══ RAW DATA

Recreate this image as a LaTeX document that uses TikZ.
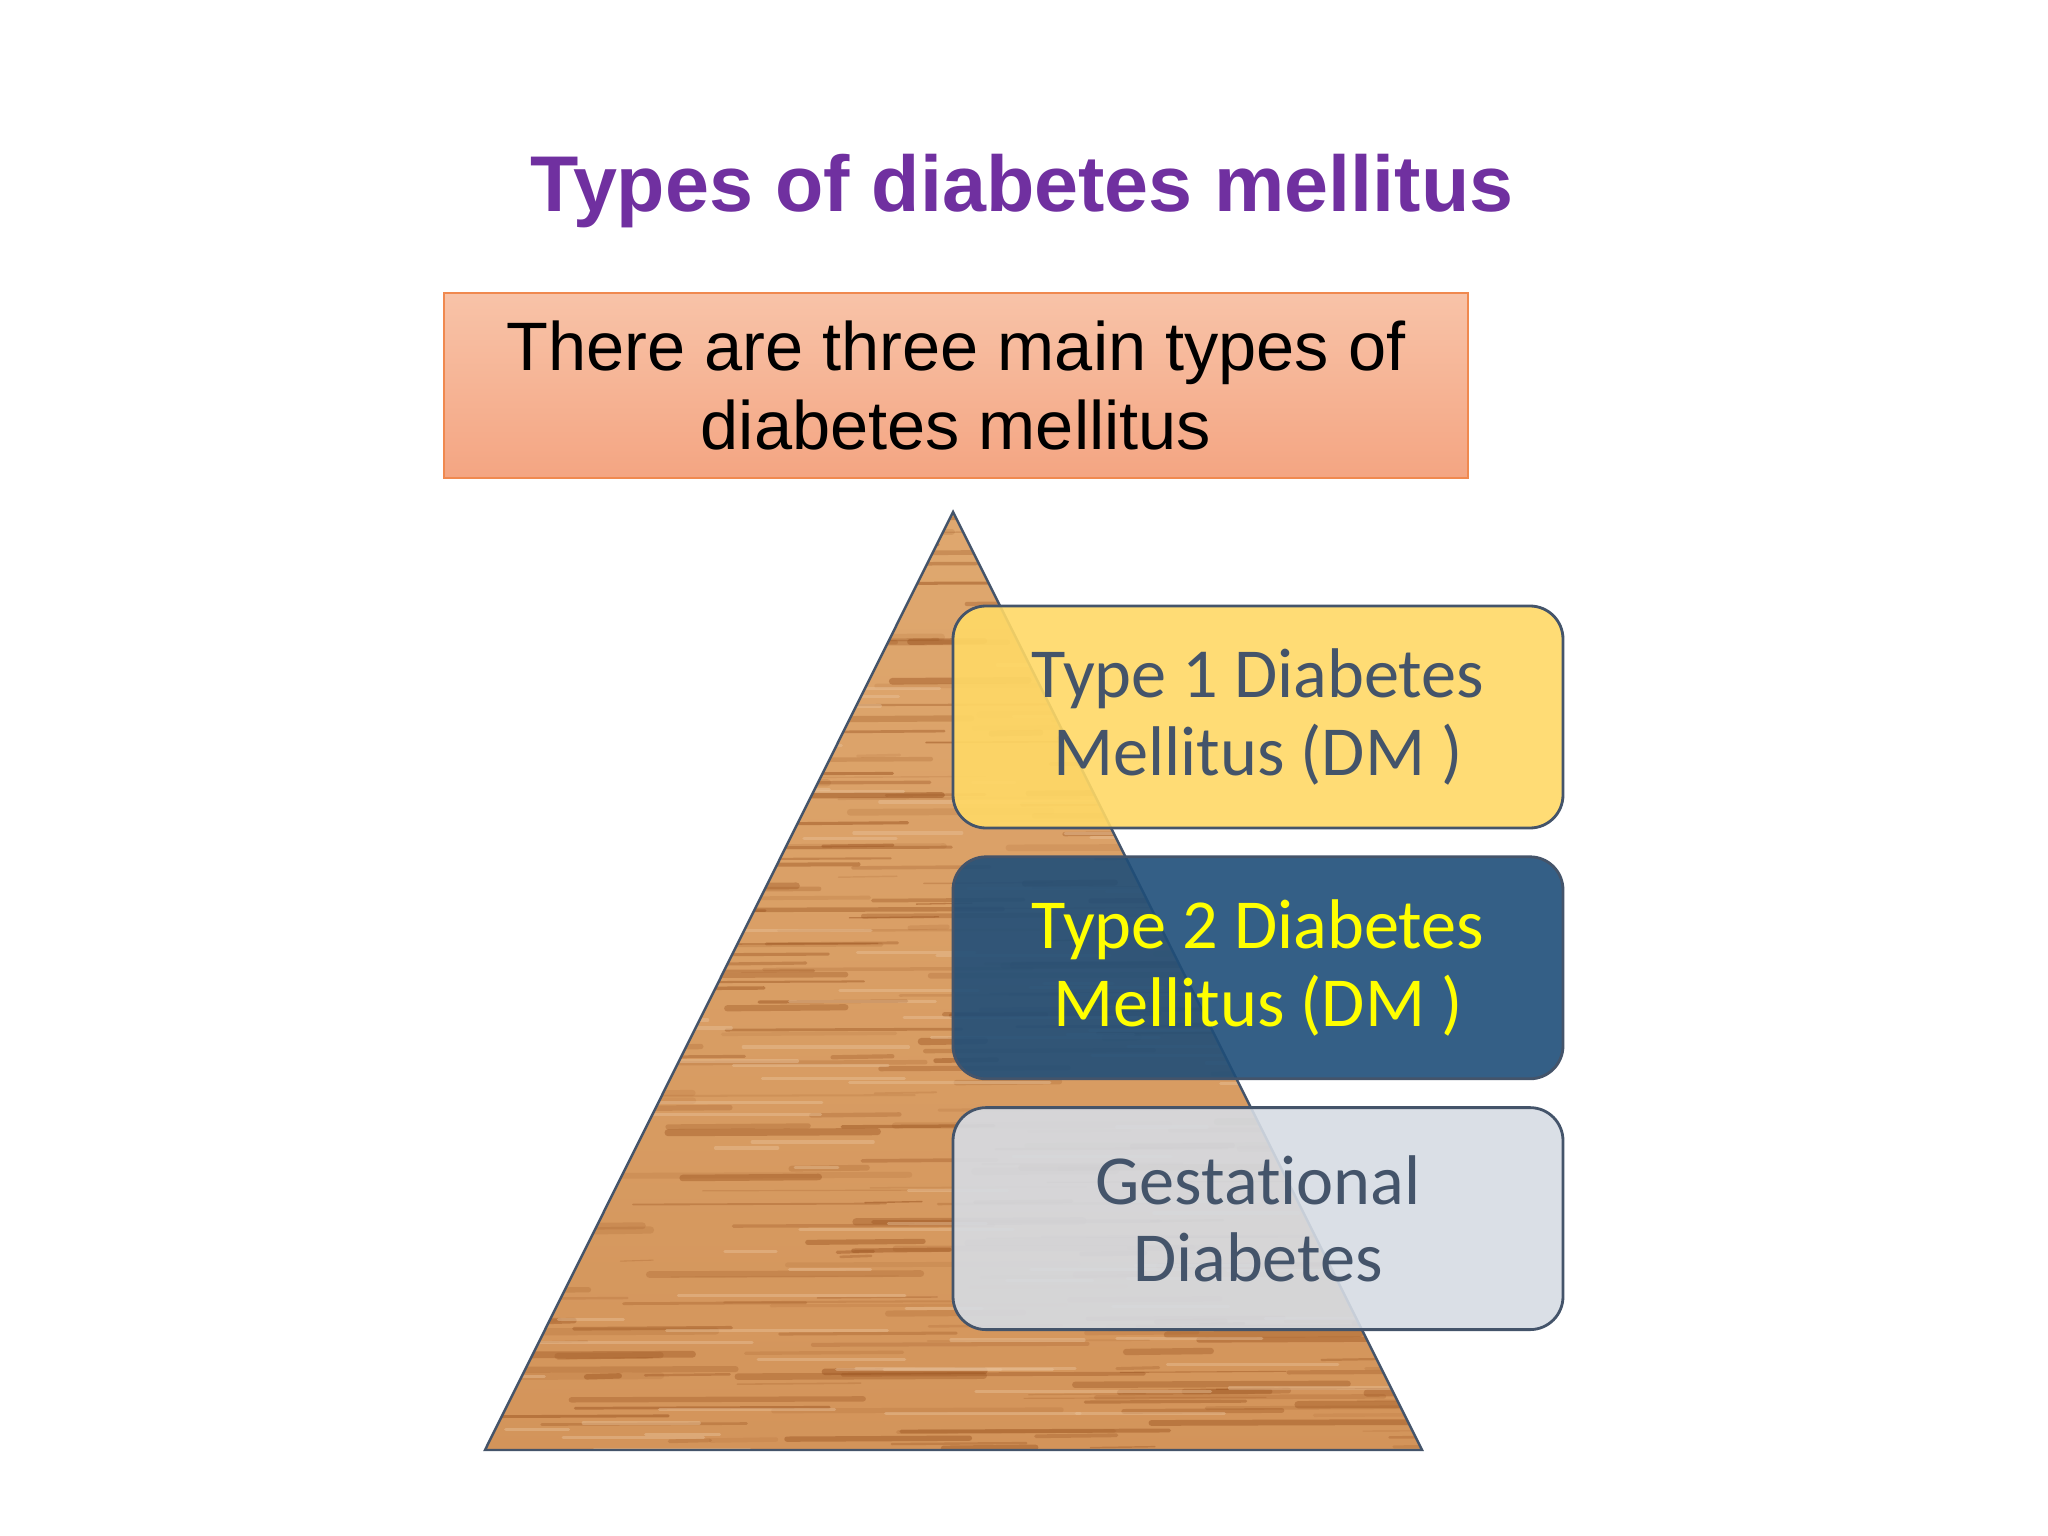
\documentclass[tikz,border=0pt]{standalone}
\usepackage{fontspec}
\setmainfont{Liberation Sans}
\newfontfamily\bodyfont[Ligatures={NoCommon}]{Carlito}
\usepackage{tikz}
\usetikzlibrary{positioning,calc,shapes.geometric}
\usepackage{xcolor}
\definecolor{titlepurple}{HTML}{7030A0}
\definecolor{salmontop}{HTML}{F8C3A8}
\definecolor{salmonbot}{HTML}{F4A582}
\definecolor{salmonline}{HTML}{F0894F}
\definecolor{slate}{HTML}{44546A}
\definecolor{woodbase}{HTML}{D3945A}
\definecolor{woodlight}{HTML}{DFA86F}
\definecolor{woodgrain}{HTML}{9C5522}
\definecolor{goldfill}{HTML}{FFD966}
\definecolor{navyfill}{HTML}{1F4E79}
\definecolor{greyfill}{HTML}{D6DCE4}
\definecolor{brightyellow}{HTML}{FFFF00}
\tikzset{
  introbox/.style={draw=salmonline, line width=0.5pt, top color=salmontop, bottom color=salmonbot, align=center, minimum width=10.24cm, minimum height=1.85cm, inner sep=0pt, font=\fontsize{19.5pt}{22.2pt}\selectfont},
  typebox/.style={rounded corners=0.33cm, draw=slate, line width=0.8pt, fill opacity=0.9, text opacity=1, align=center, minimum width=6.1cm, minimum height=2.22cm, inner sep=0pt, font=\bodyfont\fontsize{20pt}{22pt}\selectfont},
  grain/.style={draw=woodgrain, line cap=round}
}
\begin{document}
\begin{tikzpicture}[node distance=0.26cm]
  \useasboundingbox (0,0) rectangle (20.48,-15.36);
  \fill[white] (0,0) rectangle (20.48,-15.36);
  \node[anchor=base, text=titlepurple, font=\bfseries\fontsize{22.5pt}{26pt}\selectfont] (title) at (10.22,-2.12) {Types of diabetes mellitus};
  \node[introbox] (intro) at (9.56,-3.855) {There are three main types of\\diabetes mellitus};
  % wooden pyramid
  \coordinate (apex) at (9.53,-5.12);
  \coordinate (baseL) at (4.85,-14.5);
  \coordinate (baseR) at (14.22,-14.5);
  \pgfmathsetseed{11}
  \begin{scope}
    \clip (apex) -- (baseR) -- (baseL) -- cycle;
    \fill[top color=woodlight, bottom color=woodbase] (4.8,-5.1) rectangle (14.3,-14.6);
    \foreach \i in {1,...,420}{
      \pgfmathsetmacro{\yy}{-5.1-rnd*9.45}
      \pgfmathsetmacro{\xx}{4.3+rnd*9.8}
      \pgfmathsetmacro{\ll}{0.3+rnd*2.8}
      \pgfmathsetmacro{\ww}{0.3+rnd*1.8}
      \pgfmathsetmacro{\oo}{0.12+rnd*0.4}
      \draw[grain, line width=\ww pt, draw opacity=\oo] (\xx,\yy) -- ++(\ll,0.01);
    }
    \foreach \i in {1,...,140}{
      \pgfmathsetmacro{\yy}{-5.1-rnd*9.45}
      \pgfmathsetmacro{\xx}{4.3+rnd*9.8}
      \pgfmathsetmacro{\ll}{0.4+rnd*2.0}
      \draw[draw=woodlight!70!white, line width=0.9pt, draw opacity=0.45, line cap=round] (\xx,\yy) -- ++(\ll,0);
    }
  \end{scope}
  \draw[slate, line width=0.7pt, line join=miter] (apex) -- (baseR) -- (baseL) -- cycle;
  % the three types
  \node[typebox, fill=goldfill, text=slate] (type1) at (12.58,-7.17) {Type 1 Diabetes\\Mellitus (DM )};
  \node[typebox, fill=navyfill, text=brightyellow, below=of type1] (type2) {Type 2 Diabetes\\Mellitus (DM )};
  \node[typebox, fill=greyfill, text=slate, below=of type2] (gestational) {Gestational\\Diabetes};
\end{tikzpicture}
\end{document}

════

* _WRITTEN INSTRUCTION_:
Reproduce the material word for word. Any pictures should be left out of the copy.

* _RESULT_:
Recreate this image as a LaTeX document that uses TikZ.
\documentclass[tikz,border=0pt]{standalone}
\usepackage{fontspec}
\setmainfont{Liberation Sans}
\newfontfamily\bodyfont[Ligatures={NoCommon}]{Carlito}
\usepackage{tikz}
\usetikzlibrary{positioning,calc,shapes.geometric}
\usepackage{xcolor}
\definecolor{titlepurple}{HTML}{7030A0}
\definecolor{salmontop}{HTML}{F8C3A8}
\definecolor{salmonbot}{HTML}{F4A582}
\definecolor{salmonline}{HTML}{F0894F}
\definecolor{slate}{HTML}{44546A}
\definecolor{woodbase}{HTML}{D3945A}
\definecolor{woodlight}{HTML}{DFA86F}
\definecolor{woodgrain}{HTML}{9C5522}
\definecolor{goldfill}{HTML}{FFD966}
\definecolor{navyfill}{HTML}{1F4E79}
\definecolor{greyfill}{HTML}{D6DCE4}
\definecolor{brightyellow}{HTML}{FFFF00}
\tikzset{
  introbox/.style={draw=salmonline, line width=0.5pt, top color=salmontop, bottom color=salmonbot, align=center, minimum width=10.24cm, minimum height=1.85cm, inner sep=0pt, font=\fontsize{19.5pt}{22.2pt}\selectfont},
  typebox/.style={rounded corners=0.33cm, draw=slate, line width=0.8pt, fill opacity=0.9, text opacity=1, align=center, minimum width=6.1cm, minimum height=2.22cm, inner sep=0pt, font=\bodyfont\fontsize{20pt}{22pt}\selectfont},
  grain/.style={draw=woodgrain, line cap=round}
}
\begin{document}
\begin{tikzpicture}[node distance=0.26cm]
  \useasboundingbox (0,0) rectangle (20.48,-15.36);
  \fill[white] (0,0) rectangle (20.48,-15.36);
  \node[anchor=base, text=titlepurple, font=\bfseries\fontsize{22.5pt}{26pt}\selectfont] (title) at (10.22,-2.12) {Types of diabetes mellitus};
  \node[introbox] (intro) at (9.56,-3.855) {There are three main types of\\diabetes mellitus};
  % wooden pyramid
  \coordinate (apex) at (9.53,-5.12);
  \coordinate (baseL) at (4.85,-14.5);
  \coordinate (baseR) at (14.22,-14.5);
  \pgfmathsetseed{11}
  \begin{scope}
    \clip (apex) -- (baseR) -- (baseL) -- cycle;
    \fill[top color=woodlight, bottom color=woodbase] (4.8,-5.1) rectangle (14.3,-14.6);
    \foreach \i in {1,...,420}{
      \pgfmathsetmacro{\yy}{-5.1-rnd*9.45}
      \pgfmathsetmacro{\xx}{4.3+rnd*9.8}
      \pgfmathsetmacro{\ll}{0.3+rnd*2.8}
      \pgfmathsetmacro{\ww}{0.3+rnd*1.8}
      \pgfmathsetmacro{\oo}{0.12+rnd*0.4}
      \draw[grain, line width=\ww pt, draw opacity=\oo] (\xx,\yy) -- ++(\ll,0.01);
    }
    \foreach \i in {1,...,140}{
      \pgfmathsetmacro{\yy}{-5.1-rnd*9.45}
      \pgfmathsetmacro{\xx}{4.3+rnd*9.8}
      \pgfmathsetmacro{\ll}{0.4+rnd*2.0}
      \draw[draw=woodlight!70!white, line width=0.9pt, draw opacity=0.45, line cap=round] (\xx,\yy) -- ++(\ll,0);
    }
  \end{scope}
  \draw[slate, line width=0.7pt, line join=miter] (apex) -- (baseR) -- (baseL) -- cycle;
  % the three types
  \node[typebox, fill=goldfill, text=slate] (type1) at (12.58,-7.17) {Type 1 Diabetes\\Mellitus (DM )};
  \node[typebox, fill=navyfill, text=brightyellow, below=of type1] (type2) {Type 2 Diabetes\\Mellitus (DM )};
  \node[typebox, fill=greyfill, text=slate, below=of type2] (gestational) {Gestational\\Diabetes};
\end{tikzpicture}
\end{document}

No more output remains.